Work instructions
Only the lines between the line holding "Write a LaTeX" and the line holding "(n1) at (169,-6)", both of those included, should be copied exactly; drop the pictures.

Raw records
━━━━━━━━
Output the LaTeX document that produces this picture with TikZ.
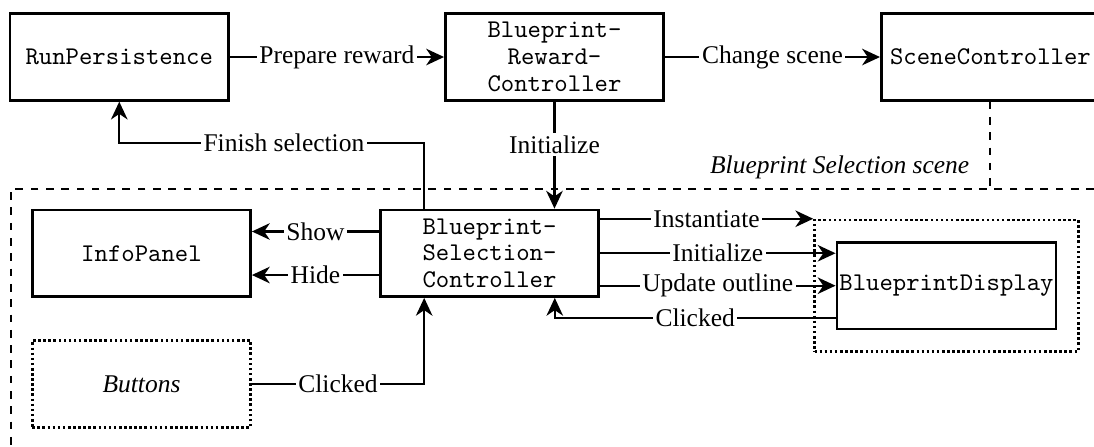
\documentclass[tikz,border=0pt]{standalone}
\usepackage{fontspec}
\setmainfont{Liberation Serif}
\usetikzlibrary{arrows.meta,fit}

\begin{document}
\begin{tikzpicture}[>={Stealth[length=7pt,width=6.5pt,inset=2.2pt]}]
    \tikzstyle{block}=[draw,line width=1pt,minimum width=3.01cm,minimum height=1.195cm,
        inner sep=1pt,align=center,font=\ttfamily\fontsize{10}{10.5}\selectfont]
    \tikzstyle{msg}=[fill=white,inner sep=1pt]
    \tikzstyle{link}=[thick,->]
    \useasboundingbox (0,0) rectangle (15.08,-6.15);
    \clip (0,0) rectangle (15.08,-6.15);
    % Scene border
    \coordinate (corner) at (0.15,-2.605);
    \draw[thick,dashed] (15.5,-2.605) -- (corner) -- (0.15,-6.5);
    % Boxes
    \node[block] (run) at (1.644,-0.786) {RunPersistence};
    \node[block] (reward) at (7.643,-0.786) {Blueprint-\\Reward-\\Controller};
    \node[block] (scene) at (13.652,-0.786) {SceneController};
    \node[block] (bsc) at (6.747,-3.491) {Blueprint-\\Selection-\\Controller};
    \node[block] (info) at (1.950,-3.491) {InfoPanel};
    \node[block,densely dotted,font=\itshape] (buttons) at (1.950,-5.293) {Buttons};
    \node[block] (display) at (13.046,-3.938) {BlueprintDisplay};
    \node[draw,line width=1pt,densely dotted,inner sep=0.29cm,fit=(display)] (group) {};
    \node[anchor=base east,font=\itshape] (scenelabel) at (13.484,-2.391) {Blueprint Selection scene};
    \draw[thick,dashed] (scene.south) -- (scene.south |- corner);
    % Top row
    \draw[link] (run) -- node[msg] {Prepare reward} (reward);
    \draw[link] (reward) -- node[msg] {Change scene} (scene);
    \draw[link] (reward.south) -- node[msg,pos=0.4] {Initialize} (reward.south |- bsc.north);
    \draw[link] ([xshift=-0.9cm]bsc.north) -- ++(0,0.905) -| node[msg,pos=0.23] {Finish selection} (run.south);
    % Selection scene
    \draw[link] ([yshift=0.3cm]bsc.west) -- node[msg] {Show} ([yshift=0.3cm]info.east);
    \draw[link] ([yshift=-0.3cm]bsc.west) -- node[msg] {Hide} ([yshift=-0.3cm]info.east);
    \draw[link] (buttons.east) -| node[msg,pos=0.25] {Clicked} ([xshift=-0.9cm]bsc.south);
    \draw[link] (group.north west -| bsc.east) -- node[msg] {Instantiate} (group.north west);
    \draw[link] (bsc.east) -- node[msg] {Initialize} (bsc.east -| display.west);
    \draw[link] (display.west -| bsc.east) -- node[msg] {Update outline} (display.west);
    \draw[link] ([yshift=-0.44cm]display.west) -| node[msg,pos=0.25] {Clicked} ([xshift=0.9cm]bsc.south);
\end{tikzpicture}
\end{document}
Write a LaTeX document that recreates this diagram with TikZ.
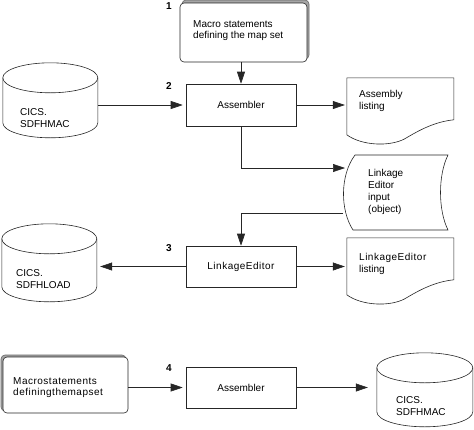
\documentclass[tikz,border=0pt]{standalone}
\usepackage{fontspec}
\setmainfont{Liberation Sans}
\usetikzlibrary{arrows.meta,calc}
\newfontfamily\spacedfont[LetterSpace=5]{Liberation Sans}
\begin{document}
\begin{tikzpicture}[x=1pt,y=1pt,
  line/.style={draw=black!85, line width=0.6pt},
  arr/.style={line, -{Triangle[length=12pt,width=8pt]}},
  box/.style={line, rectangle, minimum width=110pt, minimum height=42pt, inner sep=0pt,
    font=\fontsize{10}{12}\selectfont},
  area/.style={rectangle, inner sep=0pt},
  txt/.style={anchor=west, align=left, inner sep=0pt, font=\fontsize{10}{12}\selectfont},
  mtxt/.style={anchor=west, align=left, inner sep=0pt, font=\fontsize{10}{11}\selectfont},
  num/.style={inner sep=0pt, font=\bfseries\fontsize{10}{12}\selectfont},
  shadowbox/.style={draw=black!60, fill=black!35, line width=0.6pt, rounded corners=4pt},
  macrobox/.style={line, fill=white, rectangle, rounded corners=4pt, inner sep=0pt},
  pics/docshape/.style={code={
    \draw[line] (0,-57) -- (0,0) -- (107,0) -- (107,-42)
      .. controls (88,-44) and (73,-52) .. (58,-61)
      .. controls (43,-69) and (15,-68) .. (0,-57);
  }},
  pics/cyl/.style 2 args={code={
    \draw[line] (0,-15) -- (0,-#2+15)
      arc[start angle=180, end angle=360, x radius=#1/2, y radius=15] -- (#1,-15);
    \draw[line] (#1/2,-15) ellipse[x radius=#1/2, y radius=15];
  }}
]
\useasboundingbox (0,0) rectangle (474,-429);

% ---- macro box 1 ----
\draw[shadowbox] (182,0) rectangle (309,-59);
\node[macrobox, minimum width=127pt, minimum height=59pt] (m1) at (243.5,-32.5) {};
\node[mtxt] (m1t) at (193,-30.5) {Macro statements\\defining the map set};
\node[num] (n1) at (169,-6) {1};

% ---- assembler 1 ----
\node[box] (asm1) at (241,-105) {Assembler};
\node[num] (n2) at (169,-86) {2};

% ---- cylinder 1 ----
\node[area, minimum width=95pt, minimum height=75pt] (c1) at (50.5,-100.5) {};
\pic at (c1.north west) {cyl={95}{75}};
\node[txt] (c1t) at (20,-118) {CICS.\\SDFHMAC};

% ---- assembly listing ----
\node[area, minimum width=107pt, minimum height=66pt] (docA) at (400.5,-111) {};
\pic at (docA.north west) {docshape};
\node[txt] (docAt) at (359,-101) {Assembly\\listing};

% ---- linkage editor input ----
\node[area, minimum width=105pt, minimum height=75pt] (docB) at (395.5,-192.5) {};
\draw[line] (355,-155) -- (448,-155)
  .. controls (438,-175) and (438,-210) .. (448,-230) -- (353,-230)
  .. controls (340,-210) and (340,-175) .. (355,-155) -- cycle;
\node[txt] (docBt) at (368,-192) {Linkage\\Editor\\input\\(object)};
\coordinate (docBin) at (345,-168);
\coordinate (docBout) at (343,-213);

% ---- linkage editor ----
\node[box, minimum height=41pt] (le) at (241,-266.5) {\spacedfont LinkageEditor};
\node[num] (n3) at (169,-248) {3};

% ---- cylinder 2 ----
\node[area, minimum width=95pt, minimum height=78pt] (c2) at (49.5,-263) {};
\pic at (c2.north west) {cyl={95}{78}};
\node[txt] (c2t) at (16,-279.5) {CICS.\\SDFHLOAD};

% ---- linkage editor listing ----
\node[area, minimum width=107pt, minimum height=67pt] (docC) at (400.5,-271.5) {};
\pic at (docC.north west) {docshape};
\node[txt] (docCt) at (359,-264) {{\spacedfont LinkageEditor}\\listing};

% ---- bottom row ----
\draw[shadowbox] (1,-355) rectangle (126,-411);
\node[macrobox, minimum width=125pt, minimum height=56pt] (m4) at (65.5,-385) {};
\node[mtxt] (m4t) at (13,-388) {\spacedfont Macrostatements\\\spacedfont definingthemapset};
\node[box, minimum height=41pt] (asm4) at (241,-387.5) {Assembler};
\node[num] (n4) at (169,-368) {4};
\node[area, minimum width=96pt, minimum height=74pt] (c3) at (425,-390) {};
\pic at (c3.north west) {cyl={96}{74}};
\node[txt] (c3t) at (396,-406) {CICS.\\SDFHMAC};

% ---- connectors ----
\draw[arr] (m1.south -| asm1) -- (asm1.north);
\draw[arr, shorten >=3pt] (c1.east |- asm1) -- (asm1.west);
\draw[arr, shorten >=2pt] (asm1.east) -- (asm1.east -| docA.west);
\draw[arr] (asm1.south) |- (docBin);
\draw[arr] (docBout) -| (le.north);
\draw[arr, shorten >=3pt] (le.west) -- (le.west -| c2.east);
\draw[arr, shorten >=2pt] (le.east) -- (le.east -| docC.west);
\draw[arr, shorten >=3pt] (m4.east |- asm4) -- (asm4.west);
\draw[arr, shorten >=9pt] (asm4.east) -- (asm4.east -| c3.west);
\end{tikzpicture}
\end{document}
━━━━━━━━
Finished task
Write a LaTeX document that recreates this diagram with TikZ.
\documentclass[tikz,border=0pt]{standalone}
\usepackage{fontspec}
\setmainfont{Liberation Sans}
\usetikzlibrary{arrows.meta,calc}
\newfontfamily\spacedfont[LetterSpace=5]{Liberation Sans}
\begin{document}
\begin{tikzpicture}[x=1pt,y=1pt,
  line/.style={draw=black!85, line width=0.6pt},
  arr/.style={line, -{Triangle[length=12pt,width=8pt]}},
  box/.style={line, rectangle, minimum width=110pt, minimum height=42pt, inner sep=0pt,
    font=\fontsize{10}{12}\selectfont},
  area/.style={rectangle, inner sep=0pt},
  txt/.style={anchor=west, align=left, inner sep=0pt, font=\fontsize{10}{12}\selectfont},
  mtxt/.style={anchor=west, align=left, inner sep=0pt, font=\fontsize{10}{11}\selectfont},
  num/.style={inner sep=0pt, font=\bfseries\fontsize{10}{12}\selectfont},
  shadowbox/.style={draw=black!60, fill=black!35, line width=0.6pt, rounded corners=4pt},
  macrobox/.style={line, fill=white, rectangle, rounded corners=4pt, inner sep=0pt},
  pics/docshape/.style={code={
    \draw[line] (0,-57) -- (0,0) -- (107,0) -- (107,-42)
      .. controls (88,-44) and (73,-52) .. (58,-61)
      .. controls (43,-69) and (15,-68) .. (0,-57);
  }},
  pics/cyl/.style 2 args={code={
    \draw[line] (0,-15) -- (0,-#2+15)
      arc[start angle=180, end angle=360, x radius=#1/2, y radius=15] -- (#1,-15);
    \draw[line] (#1/2,-15) ellipse[x radius=#1/2, y radius=15];
  }}
]
\useasboundingbox (0,0) rectangle (474,-429);

% ---- macro box 1 ----
\draw[shadowbox] (182,0) rectangle (309,-59);
\node[macrobox, minimum width=127pt, minimum height=59pt] (m1) at (243.5,-32.5) {};
\node[mtxt] (m1t) at (193,-30.5) {Macro statements\\defining the map set};
\node[num] (n1) at (169,-6) {1};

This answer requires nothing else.